>>
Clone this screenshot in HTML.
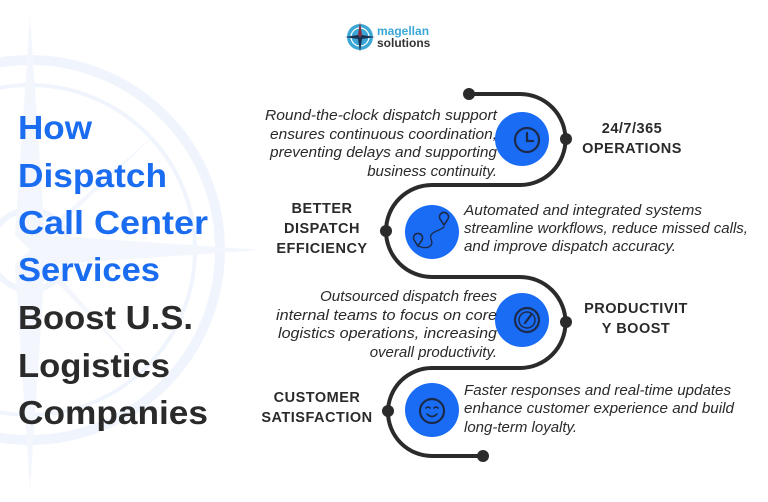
<!DOCTYPE html>
<html><head><meta charset="utf-8"><style>
html,body{margin:0;padding:0;background:#fff;}
svg{display:block;}
.t{font-family:"Liberation Sans",sans-serif;font-weight:bold;font-size:33px;}
.d{font-family:"Liberation Sans",sans-serif;font-style:italic;font-size:15px;fill:#2a2a2a;}
.l{font-family:"Liberation Sans",sans-serif;font-weight:bold;font-size:14.5px;fill:#2a2a2a;letter-spacing:0.5px;}
</style></head><body>
<svg width="768" height="502" viewBox="0 0 768 502" xmlns="http://www.w3.org/2000/svg">
<g fill="none" stroke="#f0f5fd" stroke-width="10">
<circle cx="30" cy="250" r="190"/>
<circle cx="30" cy="250" r="165" stroke-width="4"/>
<circle cx="30" cy="250" r="40" stroke-width="6"/>
</g>
<g fill="#f3f7fd">
<polygon points="30,15 45,235 30,250 15,235"/>
<polygon points="30,490 45,265 30,250 15,265"/>
<polygon points="262,250 45,235 30,250 45,265"/>
<polygon points="160,130 45,240 40,235"/>
<polygon points="150,380 45,260 40,265"/>
</g>
<circle cx="360" cy="37" r="13" fill="#3aa7d6"/>
<circle cx="360" cy="37" r="9" fill="none" stroke="#fff" stroke-width="1.2"/>
<polygon points="360,22 362,35 360,37 358,35" fill="#8b2c3c"/>
<polygon points="360,52 362,39 360,37 358,39" fill="#1a3050"/>
<polygon points="345,37 358,35 360,37 358,39" fill="#1a3050"/>
<polygon points="375,37 362,35 360,37 362,39" fill="#1a3050"/>
<text x="377" y="35" font-family="Liberation Sans,sans-serif" font-weight="bold" font-size="12" fill="#3aa7d6">magellan</text>
<text x="377" y="47" font-family="Liberation Sans,sans-serif" font-weight="bold" font-size="12" fill="#333">solutions</text>
<g class="t">
<text x="18" y="139" fill="#1a6cf0" textLength="74" lengthAdjust="spacingAndGlyphs">How</text>
<text x="18" y="187" fill="#1a6cf0" textLength="149" lengthAdjust="spacingAndGlyphs">Dispatch</text>
<text x="18" y="234" fill="#1a6cf0" textLength="190" lengthAdjust="spacingAndGlyphs">Call Center</text>
<text x="18" y="281" fill="#1a6cf0" textLength="142" lengthAdjust="spacingAndGlyphs">Services</text>
<text x="18" y="329" fill="#2a2a2a" textLength="175" lengthAdjust="spacingAndGlyphs">Boost U.S.</text>
<text x="18" y="377" fill="#2a2a2a" textLength="152" lengthAdjust="spacingAndGlyphs">Logistics</text>
<text x="18" y="424" fill="#2a2a2a" textLength="190" lengthAdjust="spacingAndGlyphs">Companies</text>
</g>
<path d="M469,94 H520 A45.5,45.5 0 0 1 520,185 H432 A46,46 0 0 0 432,277 H520 A45.5,45.5 0 0 1 520,368 H432 A44,44 0 0 0 432,456 H483" fill="none" stroke="#2b2b2b" stroke-width="4"/>
<g fill="#2b2b2b">
<circle cx="469" cy="94" r="6"/><circle cx="566" cy="139" r="6"/><circle cx="386" cy="231" r="6"/>
<circle cx="566" cy="322" r="6"/><circle cx="388" cy="411" r="6"/><circle cx="483" cy="456" r="6"/>
</g>
<g fill="#1a6cf5">
<circle cx="522" cy="139" r="27"/><circle cx="432" cy="232" r="27"/>
<circle cx="522" cy="320" r="27"/><circle cx="432" cy="410" r="27"/>
</g>
<g fill="none" stroke="#1c2a4a" stroke-width="2.2" stroke-linecap="round">
<circle cx="527" cy="140" r="12"/><path d="M527,133 V141 H533"/>
<path d="M418,246 C428,250 434,246 431,239 C428,232 440,231 444,227" stroke-width="1.3"/>
<circle cx="527" cy="320" r="12"/><circle cx="527" cy="320" r="8" stroke-width="1.5"/><path d="M525,323 L531,315"/>
<circle cx="432" cy="411" r="12"/><path d="M426,408 q2,-2 4,0 M434,408 q2,-2 4,0 M427,414 q5,5 10,0" stroke-width="1.6"/>
</g>
<g fill="none" stroke="#1c2a4a" stroke-width="1.6">
<path d="M444,225 L440,219 A4.5,4.5 0 1 1 448,219 Z"/>
<path d="M418,246 L414,240 A4.5,4.5 0 1 1 422,240 Z"/>
</g>
<g class="d" text-anchor="end">
<text x="497" y="120" textLength="232" lengthAdjust="spacingAndGlyphs">Round-the-clock dispatch support</text>
<text x="497" y="139" textLength="227" lengthAdjust="spacingAndGlyphs">ensures continuous coordination,</text>
<text x="497" y="157" textLength="227" lengthAdjust="spacingAndGlyphs">preventing delays and supporting</text>
<text x="497" y="176">business continuity.</text>
<text x="497" y="301" textLength="177" lengthAdjust="spacingAndGlyphs">Outsourced dispatch frees</text>
<text x="497" y="320" textLength="221" lengthAdjust="spacingAndGlyphs">internal teams to focus on core</text>
<text x="497" y="338" textLength="219" lengthAdjust="spacingAndGlyphs">logistics operations, increasing</text>
<text x="497" y="357">overall productivity.</text>
</g>
<g class="d">
<text x="464" y="215" textLength="238" lengthAdjust="spacingAndGlyphs">Automated and integrated systems</text>
<text x="464" y="233" textLength="284" lengthAdjust="spacingAndGlyphs">streamline workflows, reduce missed calls,</text>
<text x="464" y="251" textLength="212" lengthAdjust="spacingAndGlyphs">and improve dispatch accuracy.</text>
<text x="464" y="395" textLength="267" lengthAdjust="spacingAndGlyphs">Faster responses and real-time updates</text>
<text x="464" y="413" textLength="270" lengthAdjust="spacingAndGlyphs">enhance customer experience and build</text>
<text x="464" y="432">long-term loyalty.</text>
</g>
<g class="l" text-anchor="middle">
<text x="632" y="133">24/7/365</text>
<text x="632" y="153">OPERATIONS</text>
<text x="322" y="213">BETTER</text>
<text x="322" y="233">DISPATCH</text>
<text x="322" y="253">EFFICIENCY</text>
<text x="636" y="313">PRODUCTIVIT</text>
<text x="636" y="333">Y BOOST</text>
<text x="317" y="402">CUSTOMER</text>
<text x="317" y="422">SATISFACTION</text>
</g>
</svg>
</body></html>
<<
=== OBJECTIVE ===
Write out the listing above again, exactly, but with no pictures in the copy.

=== FINAL ANSWER ===
Clone this screenshot in HTML.
<!DOCTYPE html>
<html><head><meta charset="utf-8"><style>
html,body{margin:0;padding:0;background:#fff;}
svg{display:block;}
.t{font-family:"Liberation Sans",sans-serif;font-weight:bold;font-size:33px;}
.d{font-family:"Liberation Sans",sans-serif;font-style:italic;font-size:15px;fill:#2a2a2a;}
.l{font-family:"Liberation Sans",sans-serif;font-weight:bold;font-size:14.5px;fill:#2a2a2a;letter-spacing:0.5px;}
</style></head><body>
<svg width="768" height="502" viewBox="0 0 768 502" xmlns="http://www.w3.org/2000/svg">
<g fill="none" stroke="#f0f5fd" stroke-width="10">
<circle cx="30" cy="250" r="190"/>
<circle cx="30" cy="250" r="165" stroke-width="4"/>
<circle cx="30" cy="250" r="40" stroke-width="6"/>
</g>
<g fill="#f3f7fd">
<polygon points="30,15 45,235 30,250 15,235"/>
<polygon points="30,490 45,265 30,250 15,265"/>
<polygon points="262,250 45,235 30,250 45,265"/>
<polygon points="160,130 45,240 40,235"/>
<polygon points="150,380 45,260 40,265"/>
</g>
<circle cx="360" cy="37" r="13" fill="#3aa7d6"/>
<circle cx="360" cy="37" r="9" fill="none" stroke="#fff" stroke-width="1.2"/>
<polygon points="360,22 362,35 360,37 358,35" fill="#8b2c3c"/>
<polygon points="360,52 362,39 360,37 358,39" fill="#1a3050"/>
<polygon points="345,37 358,35 360,37 358,39" fill="#1a3050"/>
<polygon points="375,37 362,35 360,37 362,39" fill="#1a3050"/>
<text x="377" y="35" font-family="Liberation Sans,sans-serif" font-weight="bold" font-size="12" fill="#3aa7d6">magellan</text>
<text x="377" y="47" font-family="Liberation Sans,sans-serif" font-weight="bold" font-size="12" fill="#333">solutions</text>
<g class="t">
<text x="18" y="139" fill="#1a6cf0" textLength="74" lengthAdjust="spacingAndGlyphs">How</text>
<text x="18" y="187" fill="#1a6cf0" textLength="149" lengthAdjust="spacingAndGlyphs">Dispatch</text>
<text x="18" y="234" fill="#1a6cf0" textLength="190" lengthAdjust="spacingAndGlyphs">Call Center</text>
<text x="18" y="281" fill="#1a6cf0" textLength="142" lengthAdjust="spacingAndGlyphs">Services</text>
<text x="18" y="329" fill="#2a2a2a" textLength="175" lengthAdjust="spacingAndGlyphs">Boost U.S.</text>
<text x="18" y="377" fill="#2a2a2a" textLength="152" lengthAdjust="spacingAndGlyphs">Logistics</text>
<text x="18" y="424" fill="#2a2a2a" textLength="190" lengthAdjust="spacingAndGlyphs">Companies</text>
</g>
<path d="M469,94 H520 A45.5,45.5 0 0 1 520,185 H432 A46,46 0 0 0 432,277 H520 A45.5,45.5 0 0 1 520,368 H432 A44,44 0 0 0 432,456 H483" fill="none" stroke="#2b2b2b" stroke-width="4"/>
<g fill="#2b2b2b">
<circle cx="469" cy="94" r="6"/><circle cx="566" cy="139" r="6"/><circle cx="386" cy="231" r="6"/>
<circle cx="566" cy="322" r="6"/><circle cx="388" cy="411" r="6"/><circle cx="483" cy="456" r="6"/>
</g>
<g fill="#1a6cf5">
<circle cx="522" cy="139" r="27"/><circle cx="432" cy="232" r="27"/>
<circle cx="522" cy="320" r="27"/><circle cx="432" cy="410" r="27"/>
</g>
<g fill="none" stroke="#1c2a4a" stroke-width="2.2" stroke-linecap="round">
<circle cx="527" cy="140" r="12"/><path d="M527,133 V141 H533"/>
<path d="M418,246 C428,250 434,246 431,239 C428,232 440,231 444,227" stroke-width="1.3"/>
<circle cx="527" cy="320" r="12"/><circle cx="527" cy="320" r="8" stroke-width="1.5"/><path d="M525,323 L531,315"/>
<circle cx="432" cy="411" r="12"/><path d="M426,408 q2,-2 4,0 M434,408 q2,-2 4,0 M427,414 q5,5 10,0" stroke-width="1.6"/>
</g>
<g fill="none" stroke="#1c2a4a" stroke-width="1.6">
<path d="M444,225 L440,219 A4.5,4.5 0 1 1 448,219 Z"/>
<path d="M418,246 L414,240 A4.5,4.5 0 1 1 422,240 Z"/>
</g>
<g class="d" text-anchor="end">
<text x="497" y="120" textLength="232" lengthAdjust="spacingAndGlyphs">Round-the-clock dispatch support</text>
<text x="497" y="139" textLength="227" lengthAdjust="spacingAndGlyphs">ensures continuous coordination,</text>
<text x="497" y="157" textLength="227" lengthAdjust="spacingAndGlyphs">preventing delays and supporting</text>
<text x="497" y="176">business continuity.</text>
<text x="497" y="301" textLength="177" lengthAdjust="spacingAndGlyphs">Outsourced dispatch frees</text>
<text x="497" y="320" textLength="221" lengthAdjust="spacingAndGlyphs">internal teams to focus on core</text>
<text x="497" y="338" textLength="219" lengthAdjust="spacingAndGlyphs">logistics operations, increasing</text>
<text x="497" y="357">overall productivity.</text>
</g>
<g class="d">
<text x="464" y="215" textLength="238" lengthAdjust="spacingAndGlyphs">Automated and integrated systems</text>
<text x="464" y="233" textLength="284" lengthAdjust="spacingAndGlyphs">streamline workflows, reduce missed calls,</text>
<text x="464" y="251" textLength="212" lengthAdjust="spacingAndGlyphs">and improve dispatch accuracy.</text>
<text x="464" y="395" textLength="267" lengthAdjust="spacingAndGlyphs">Faster responses and real-time updates</text>
<text x="464" y="413" textLength="270" lengthAdjust="spacingAndGlyphs">enhance customer experience and build</text>
<text x="464" y="432">long-term loyalty.</text>
</g>
<g class="l" text-anchor="middle">
<text x="632" y="133">24/7/365</text>
<text x="632" y="153">OPERATIONS</text>
<text x="322" y="213">BETTER</text>
<text x="322" y="233">DISPATCH</text>
<text x="322" y="253">EFFICIENCY</text>
<text x="636" y="313">PRODUCTIVIT</text>
<text x="636" y="333">Y BOOST</text>
<text x="317" y="402">CUSTOMER</text>
<text x="317" y="422">SATISFACTION</text>
</g>
</svg>
</body></html>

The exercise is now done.